**Description of the task**
Leave out the images; return the rest of the data exactly.

**Source excerpt**
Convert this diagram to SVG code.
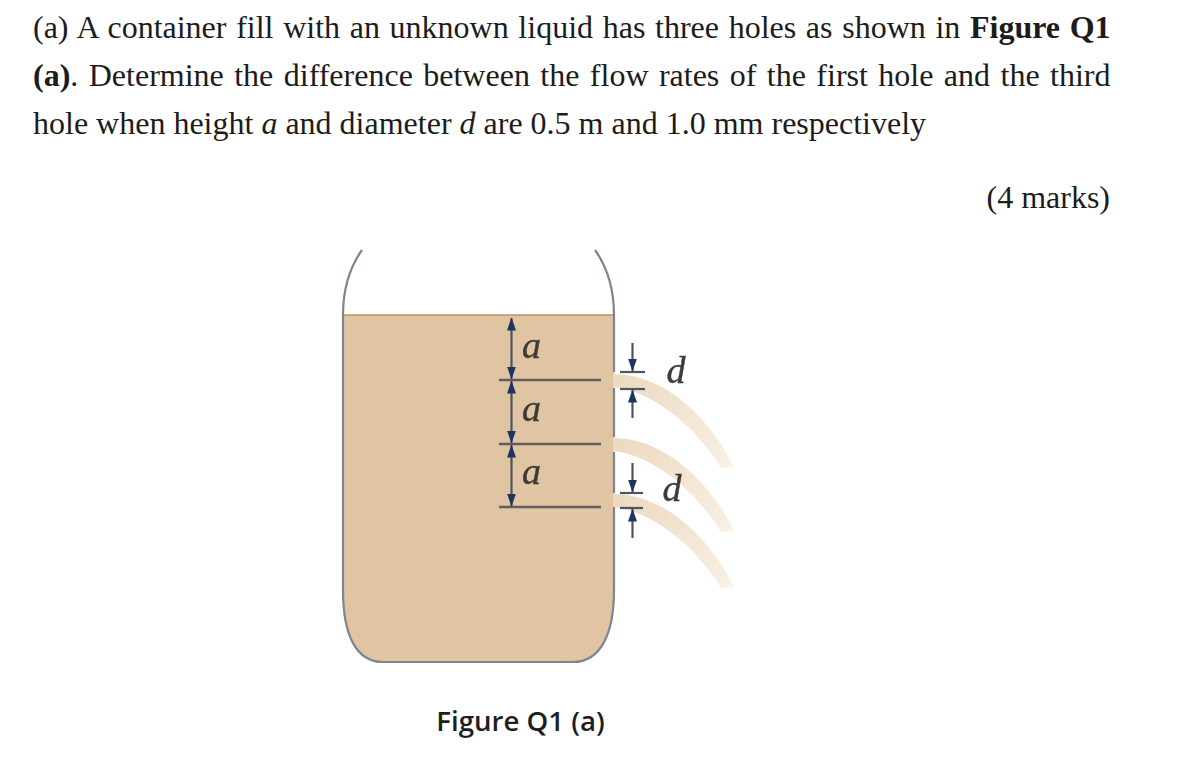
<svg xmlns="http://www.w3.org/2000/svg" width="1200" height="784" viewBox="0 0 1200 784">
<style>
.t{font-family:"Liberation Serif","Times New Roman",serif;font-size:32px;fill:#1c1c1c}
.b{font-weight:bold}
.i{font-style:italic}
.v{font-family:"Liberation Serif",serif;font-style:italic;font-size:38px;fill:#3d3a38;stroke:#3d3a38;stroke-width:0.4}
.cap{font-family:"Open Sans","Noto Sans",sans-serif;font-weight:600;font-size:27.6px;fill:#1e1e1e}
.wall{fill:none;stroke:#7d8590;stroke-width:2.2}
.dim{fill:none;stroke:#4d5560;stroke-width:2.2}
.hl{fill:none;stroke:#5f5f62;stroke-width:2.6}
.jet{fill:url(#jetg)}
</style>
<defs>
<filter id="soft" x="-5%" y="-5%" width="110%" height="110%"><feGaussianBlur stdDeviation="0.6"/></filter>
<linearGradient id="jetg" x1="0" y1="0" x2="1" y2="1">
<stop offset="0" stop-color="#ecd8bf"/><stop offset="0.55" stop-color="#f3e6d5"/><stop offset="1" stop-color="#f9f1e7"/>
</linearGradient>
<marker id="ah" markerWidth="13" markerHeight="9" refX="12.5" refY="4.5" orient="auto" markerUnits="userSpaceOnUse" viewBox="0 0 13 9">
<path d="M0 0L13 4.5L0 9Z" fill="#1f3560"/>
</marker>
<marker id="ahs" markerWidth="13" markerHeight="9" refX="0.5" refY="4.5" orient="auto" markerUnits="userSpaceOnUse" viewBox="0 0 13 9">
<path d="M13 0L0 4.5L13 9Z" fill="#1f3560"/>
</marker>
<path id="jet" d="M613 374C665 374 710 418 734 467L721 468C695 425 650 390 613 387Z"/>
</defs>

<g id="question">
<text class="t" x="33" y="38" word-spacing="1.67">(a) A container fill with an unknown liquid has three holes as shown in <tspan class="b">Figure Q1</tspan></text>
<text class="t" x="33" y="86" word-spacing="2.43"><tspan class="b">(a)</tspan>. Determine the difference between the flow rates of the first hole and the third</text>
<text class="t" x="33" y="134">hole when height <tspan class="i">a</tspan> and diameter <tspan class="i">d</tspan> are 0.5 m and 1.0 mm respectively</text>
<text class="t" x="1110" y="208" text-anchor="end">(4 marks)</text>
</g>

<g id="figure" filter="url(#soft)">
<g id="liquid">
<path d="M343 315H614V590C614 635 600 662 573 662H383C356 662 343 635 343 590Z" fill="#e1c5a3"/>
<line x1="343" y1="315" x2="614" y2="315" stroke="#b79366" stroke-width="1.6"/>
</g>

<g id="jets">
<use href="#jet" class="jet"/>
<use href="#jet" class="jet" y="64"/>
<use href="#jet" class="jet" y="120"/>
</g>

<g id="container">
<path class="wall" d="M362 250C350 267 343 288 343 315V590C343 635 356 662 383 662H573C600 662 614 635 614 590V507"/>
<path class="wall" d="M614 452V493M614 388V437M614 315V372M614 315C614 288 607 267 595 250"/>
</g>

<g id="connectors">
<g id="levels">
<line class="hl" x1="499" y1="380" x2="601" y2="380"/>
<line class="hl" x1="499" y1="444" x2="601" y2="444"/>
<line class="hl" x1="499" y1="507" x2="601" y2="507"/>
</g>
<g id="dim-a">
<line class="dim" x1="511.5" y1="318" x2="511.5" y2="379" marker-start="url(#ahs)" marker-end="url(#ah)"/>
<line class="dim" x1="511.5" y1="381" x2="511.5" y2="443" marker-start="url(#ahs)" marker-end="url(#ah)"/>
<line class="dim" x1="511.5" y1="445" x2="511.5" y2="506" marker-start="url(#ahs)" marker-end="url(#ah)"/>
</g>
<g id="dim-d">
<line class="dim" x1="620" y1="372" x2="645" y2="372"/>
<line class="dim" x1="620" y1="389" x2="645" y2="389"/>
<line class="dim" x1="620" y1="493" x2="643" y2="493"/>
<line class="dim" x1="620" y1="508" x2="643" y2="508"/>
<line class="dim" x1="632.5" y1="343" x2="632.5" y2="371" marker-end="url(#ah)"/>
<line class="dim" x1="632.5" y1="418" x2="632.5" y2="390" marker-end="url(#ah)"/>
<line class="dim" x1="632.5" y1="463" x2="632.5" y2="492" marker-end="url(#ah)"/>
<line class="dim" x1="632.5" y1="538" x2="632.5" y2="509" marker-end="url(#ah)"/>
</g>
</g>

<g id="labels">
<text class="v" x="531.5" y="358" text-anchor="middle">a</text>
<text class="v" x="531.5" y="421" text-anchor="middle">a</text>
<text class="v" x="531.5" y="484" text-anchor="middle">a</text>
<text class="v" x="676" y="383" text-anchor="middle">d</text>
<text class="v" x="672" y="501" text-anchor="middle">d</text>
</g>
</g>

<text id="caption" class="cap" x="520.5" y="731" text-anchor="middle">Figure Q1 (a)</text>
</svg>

**Solution to this exercise**
Convert this diagram to SVG code.
<svg xmlns="http://www.w3.org/2000/svg" width="1200" height="784" viewBox="0 0 1200 784">
<style>
.t{font-family:"Liberation Serif","Times New Roman",serif;font-size:32px;fill:#1c1c1c}
.b{font-weight:bold}
.i{font-style:italic}
.v{font-family:"Liberation Serif",serif;font-style:italic;font-size:38px;fill:#3d3a38;stroke:#3d3a38;stroke-width:0.4}
.cap{font-family:"Open Sans","Noto Sans",sans-serif;font-weight:600;font-size:27.6px;fill:#1e1e1e}
.wall{fill:none;stroke:#7d8590;stroke-width:2.2}
.dim{fill:none;stroke:#4d5560;stroke-width:2.2}
.hl{fill:none;stroke:#5f5f62;stroke-width:2.6}
.jet{fill:url(#jetg)}
</style>
<defs>
<filter id="soft" x="-5%" y="-5%" width="110%" height="110%"><feGaussianBlur stdDeviation="0.6"/></filter>
<linearGradient id="jetg" x1="0" y1="0" x2="1" y2="1">
<stop offset="0" stop-color="#ecd8bf"/><stop offset="0.55" stop-color="#f3e6d5"/><stop offset="1" stop-color="#f9f1e7"/>
</linearGradient>
<marker id="ah" markerWidth="13" markerHeight="9" refX="12.5" refY="4.5" orient="auto" markerUnits="userSpaceOnUse" viewBox="0 0 13 9">
<path d="M0 0L13 4.5L0 9Z" fill="#1f3560"/>
</marker>
<marker id="ahs" markerWidth="13" markerHeight="9" refX="0.5" refY="4.5" orient="auto" markerUnits="userSpaceOnUse" viewBox="0 0 13 9">
<path d="M13 0L0 4.5L13 9Z" fill="#1f3560"/>
</marker>
<path id="jet" d="M613 374C665 374 710 418 734 467L721 468C695 425 650 390 613 387Z"/>
</defs>

<g id="question">
<text class="t" x="33" y="38" word-spacing="1.67">(a) A container fill with an unknown liquid has three holes as shown in <tspan class="b">Figure Q1</tspan></text>
<text class="t" x="33" y="86" word-spacing="2.43"><tspan class="b">(a)</tspan>. Determine the difference between the flow rates of the first hole and the third</text>
<text class="t" x="33" y="134">hole when height <tspan class="i">a</tspan> and diameter <tspan class="i">d</tspan> are 0.5 m and 1.0 mm respectively</text>
<text class="t" x="1110" y="208" text-anchor="end">(4 marks)</text>
</g>

<g id="figure" filter="url(#soft)">
<g id="liquid">
<path d="M343 315H614V590C614 635 600 662 573 662H383C356 662 343 635 343 590Z" fill="#e1c5a3"/>
<line x1="343" y1="315" x2="614" y2="315" stroke="#b79366" stroke-width="1.6"/>
</g>

<g id="jets">
<use href="#jet" class="jet"/>
<use href="#jet" class="jet" y="64"/>
<use href="#jet" class="jet" y="120"/>
</g>

<g id="container">
<path class="wall" d="M362 250C350 267 343 288 343 315V590C343 635 356 662 383 662H573C600 662 614 635 614 590V507"/>
<path class="wall" d="M614 452V493M614 388V437M614 315V372M614 315C614 288 607 267 595 250"/>
</g>

<g id="connectors">
<g id="levels">
<line class="hl" x1="499" y1="380" x2="601" y2="380"/>
<line class="hl" x1="499" y1="444" x2="601" y2="444"/>
<line class="hl" x1="499" y1="507" x2="601" y2="507"/>
</g>
<g id="dim-a">
<line class="dim" x1="511.5" y1="318" x2="511.5" y2="379" marker-start="url(#ahs)" marker-end="url(#ah)"/>
<line class="dim" x1="511.5" y1="381" x2="511.5" y2="443" marker-start="url(#ahs)" marker-end="url(#ah)"/>
<line class="dim" x1="511.5" y1="445" x2="511.5" y2="506" marker-start="url(#ahs)" marker-end="url(#ah)"/>
</g>
<g id="dim-d">
<line class="dim" x1="620" y1="372" x2="645" y2="372"/>
<line class="dim" x1="620" y1="389" x2="645" y2="389"/>
<line class="dim" x1="620" y1="493" x2="643" y2="493"/>
<line class="dim" x1="620" y1="508" x2="643" y2="508"/>
<line class="dim" x1="632.5" y1="343" x2="632.5" y2="371" marker-end="url(#ah)"/>
<line class="dim" x1="632.5" y1="418" x2="632.5" y2="390" marker-end="url(#ah)"/>
<line class="dim" x1="632.5" y1="463" x2="632.5" y2="492" marker-end="url(#ah)"/>
<line class="dim" x1="632.5" y1="538" x2="632.5" y2="509" marker-end="url(#ah)"/>
</g>
</g>

<g id="labels">
<text class="v" x="531.5" y="358" text-anchor="middle">a</text>
<text class="v" x="531.5" y="421" text-anchor="middle">a</text>
<text class="v" x="531.5" y="484" text-anchor="middle">a</text>
<text class="v" x="676" y="383" text-anchor="middle">d</text>
<text class="v" x="672" y="501" text-anchor="middle">d</text>
</g>
</g>

<text id="caption" class="cap" x="520.5" y="731" text-anchor="middle">Figure Q1 (a)</text>
</svg>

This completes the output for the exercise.